• [What you should do]:
Below, locate the line that contains "Convert this chart to Plotly code.". Repeat exactly from that line to the line that contains "fig = go.Figure()", inclusive, leaving out the pictures.

• [Working data]:
-------
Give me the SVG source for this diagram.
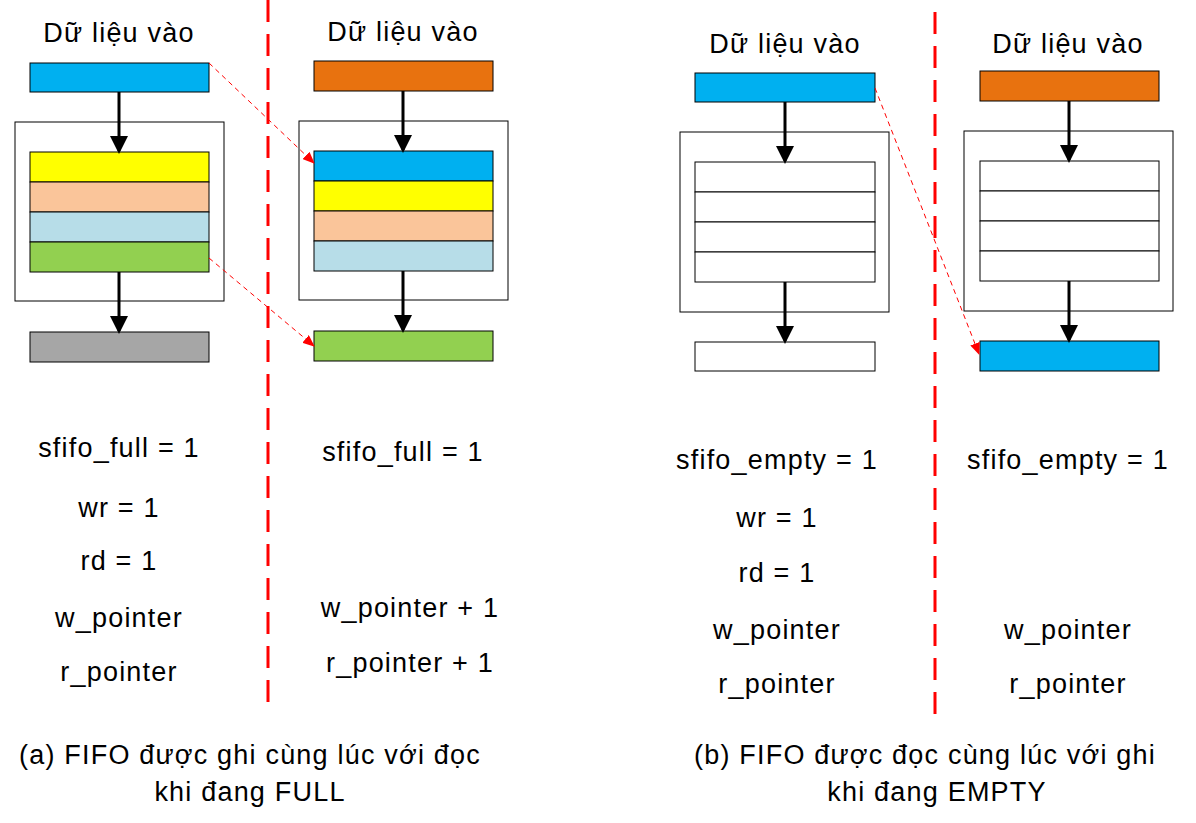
<svg xmlns="http://www.w3.org/2000/svg" width="1196" height="823" viewBox="0 0 1196 823">
<style>
text{font-family:"Liberation Sans",Arial,sans-serif;font-size:27px;letter-spacing:1.2px;fill:#000;text-anchor:middle}
.b{stroke:#000;stroke-width:1;fill:#fff}
.r{stroke:#000;stroke-width:1}
.ar{stroke:#000;stroke-width:3;marker-end:url(#ah)}
.rd{stroke:#f00;stroke-width:1;stroke-dasharray:5,4;fill:none;marker-end:url(#rh)}
.dv{stroke:#f00;stroke-width:3;stroke-dasharray:22,12}
</style>
<defs>
<marker id="ah" markerWidth="6" markerHeight="6" refX="5" refY="3" orient="auto"><path d="M0,0L6,3L0,6z" fill="#000"/></marker>
<marker id="rh" markerWidth="12" markerHeight="10" refX="11" refY="5" orient="auto" markerUnits="userSpaceOnUse"><path d="M0,0L12,5L0,10z" fill="#f00"/></marker>
</defs>
<rect width="1196" height="823" fill="#fff"/>
<g id="panel-a1">
<text x="119" y="42">Dữ liệu vào</text>
<rect class="r" x="30" y="63" width="179" height="29" fill="#00B0F0"/>
<rect class="b" x="15" y="122" width="209" height="179"/>
<rect class="r" x="30" y="152" width="179" height="30" fill="#FFFF00"/>
<rect class="r" x="30" y="182" width="179" height="30" fill="#FAC59A"/>
<rect class="r" x="30" y="212" width="179" height="30" fill="#B7DDE8"/>
<rect class="r" x="30" y="242" width="179" height="30" fill="#92D050"/>
<rect class="r" x="30" y="332" width="179" height="30" fill="#A6A6A6"/>
<text x="119" y="457">sfifo_full = 1</text>
<text x="119" y="517">wr = 1</text>
<text x="119" y="570">rd = 1</text>
<text x="119" y="627">w_pointer</text>
<text x="119" y="681">r_pointer</text>
</g>
<g id="panel-a2">
<text x="403" y="41">Dữ liệu vào</text>
<rect class="r" x="314" y="61" width="179" height="30" fill="#E8720F"/>
<rect class="b" x="299" y="121" width="209" height="179"/>
<rect class="r" x="314" y="151" width="179" height="30" fill="#00B0F0"/>
<rect class="r" x="314" y="181" width="179" height="30" fill="#FFFF00"/>
<rect class="r" x="314" y="211" width="179" height="30" fill="#FAC59A"/>
<rect class="r" x="314" y="241" width="179" height="30" fill="#B7DDE8"/>
<rect class="r" x="314" y="331" width="179" height="30" fill="#92D050"/>
<text x="403" y="461">sfifo_full = 1</text>
<text x="410" y="617">w_pointer + 1</text>
<text x="410" y="672">r_pointer + 1</text>
</g>
<g id="panel-b1">
<text x="785" y="53">Dữ liệu vào</text>
<rect class="r" x="695" y="73" width="180" height="29" fill="#00B0F0"/>
<rect class="b" x="680" y="132" width="209" height="180"/>
<rect class="b" x="695" y="162" width="180" height="30"/>
<rect class="b" x="695" y="192" width="180" height="30"/>
<rect class="b" x="695" y="222" width="180" height="30"/>
<rect class="b" x="695" y="252" width="180" height="30"/>
<rect class="b" x="695" y="342" width="180" height="29"/>
<text x="777" y="469">sfifo_empty = 1</text>
<text x="777" y="527">wr = 1</text>
<text x="777" y="582">rd = 1</text>
<text x="777" y="639">w_pointer</text>
<text x="777" y="693">r_pointer</text>
</g>
<g id="panel-b2">
<text x="1068" y="53">Dữ liệu vào</text>
<rect class="r" x="980" y="71" width="179" height="30" fill="#E8720F"/>
<rect class="b" x="964" y="131" width="209" height="180"/>
<rect class="b" x="980" y="161" width="179" height="30"/>
<rect class="b" x="980" y="191" width="179" height="30"/>
<rect class="b" x="980" y="221" width="179" height="30"/>
<rect class="b" x="980" y="251" width="179" height="30"/>
<rect class="r" x="980" y="341" width="179" height="30" fill="#00B0F0"/>
<text x="1068" y="469">sfifo_empty = 1</text>
<text x="1068" y="639">w_pointer</text>
<text x="1068" y="693">r_pointer</text>
</g>
<g id="connectors">
<line class="ar" x1="119" y1="92" x2="119" y2="151"/>
<line class="ar" x1="119" y1="272" x2="119" y2="331"/>
<line class="ar" x1="403" y1="91" x2="403" y2="150"/>
<line class="ar" x1="403" y1="271" x2="403" y2="330"/>
<line class="ar" x1="785" y1="102" x2="785" y2="161"/>
<line class="ar" x1="785" y1="282" x2="785" y2="341"/>
<line class="ar" x1="1069" y1="101" x2="1069" y2="160"/>
<line class="ar" x1="1069" y1="281" x2="1069" y2="340"/>
<line class="rd" x1="209" y1="63" x2="314" y2="163"/>
<line class="rd" x1="209" y1="258" x2="314" y2="346"/>
<line class="rd" x1="875" y1="88" x2="979" y2="354"/>
</g>
<line class="dv" x1="268" y1="0" x2="268" y2="705"/>
<line class="dv" x1="935" y1="12" x2="935" y2="715"/>
<text x="250" y="764">(a) FIFO được ghi cùng lúc với đọc</text>
<text x="250" y="801">khi đang FULL</text>
<text x="925" y="764">(b) FIFO được đọc cùng lúc với ghi</text>
<text x="937" y="801">khi đang EMPTY</text>
</svg>
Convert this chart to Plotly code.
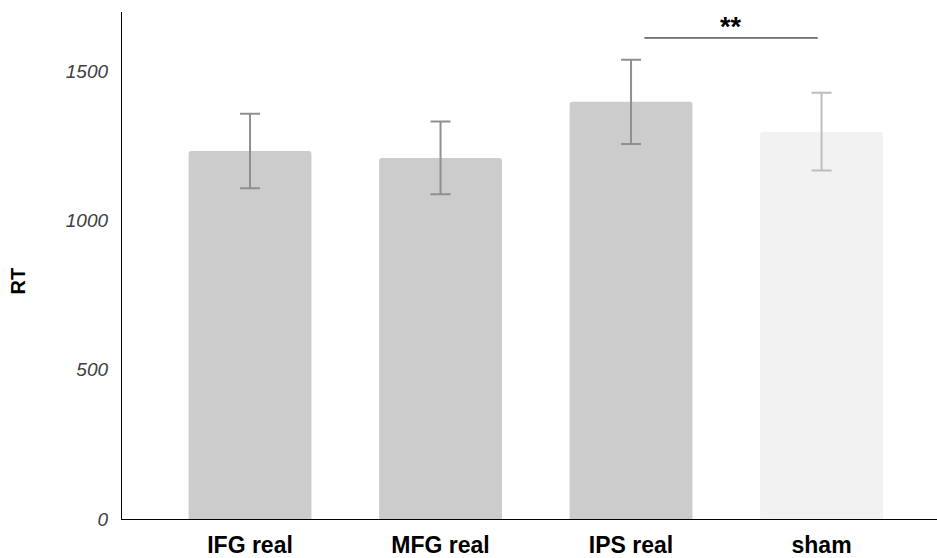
import plotly.graph_objects as go

# Mean reaction times (ms) with error bars per stimulation condition
real_conditions = ["IFG real", "MFG real", "IPS real"]
real_rt = [1233, 1210, 1398]
real_err = [125, 122, 141]

sham_conditions = ["sham"]
sham_rt = [1298]
sham_err = [130]

category_order = real_conditions + sham_conditions
y_ticks = [0, 500, 1000, 1500]

# Significance bracket between IPS real and sham
sig_x = [2.07, 2.98]
sig_y = 1612
sig_label = "**"

FONT = "Liberation Sans, Arial, sans-serif"

fig = go.Figure()

fig.add_trace(go.Bar(
    x=real_conditions, y=real_rt,
    marker=dict(color="#cccccc", line=dict(width=0)),
    width=0.645,
    error_y=dict(type="data", array=real_err, visible=True,
                 color="#8f8f8f", thickness=2, width=10),
    showlegend=False,
))
fig.add_trace(go.Bar(
    x=sham_conditions, y=sham_rt,
    marker=dict(color="#f2f2f2", line=dict(width=0)),
    width=0.645,
    error_y=dict(type="data", array=sham_err, visible=True,
                 color="#bdbdbd", thickness=2, width=10),
    showlegend=False,
))

fig.add_shape(type="line", xref="x", yref="y",
              x0=sig_x[0], x1=sig_x[1], y0=sig_y, y1=sig_y,
              line=dict(color="black", width=1))
fig.add_annotation(x=(sig_x[0] + sig_x[1]) / 2, y=sig_y, xref="x", yref="y",
                   text=f"<b>{sig_label}</b>", showarrow=False, yanchor="bottom",
                   yshift=-6, font=dict(family=FONT, size=27, color="black"))

fig.add_annotation(x=-0.128, y=0.47, xref="paper", yref="paper", xanchor="center",
                   yanchor="middle",
                   text="<b>RT</b>", showarrow=False, textangle=-90,
                   font=dict(family=FONT, size=20, color="black"))

fig.update_layout(
    width=937, height=558,
    margin=dict(l=122, r=0, t=12, b=35),
    plot_bgcolor="white", paper_bgcolor="white",
    barmode="overlay",
    barcornerradius=3,
    xaxis=dict(
        categoryorder="array", categoryarray=category_order,
        range=[-0.672, 3.606],
        showline=True, linecolor="black", linewidth=1.3,
        showgrid=False, ticks="", zeroline=False,
        tickfont=dict(family=FONT, size=23, color="black", weight="bold"),
        ticklabelstandoff=5,
    ),
    yaxis=dict(
        range=[0, 1699],
        tickvals=y_ticks, ticktext=[str(v) for v in y_ticks],
        showline=True, linecolor="black", linewidth=1.3,
        showgrid=False, ticks="", zeroline=False,
        tickfont=dict(family=FONT, size=19, color="#404040", style="italic"),
        ticklabelstandoff=9,
    ),
)

fig.write_html("out.html")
-------
• [Reply to the task]:
Convert this chart to Plotly code.
import plotly.graph_objects as go

# Mean reaction times (ms) with error bars per stimulation condition
real_conditions = ["IFG real", "MFG real", "IPS real"]
real_rt = [1233, 1210, 1398]
real_err = [125, 122, 141]

sham_conditions = ["sham"]
sham_rt = [1298]
sham_err = [130]

category_order = real_conditions + sham_conditions
y_ticks = [0, 500, 1000, 1500]

# Significance bracket between IPS real and sham
sig_x = [2.07, 2.98]
sig_y = 1612
sig_label = "**"

FONT = "Liberation Sans, Arial, sans-serif"

fig = go.Figure()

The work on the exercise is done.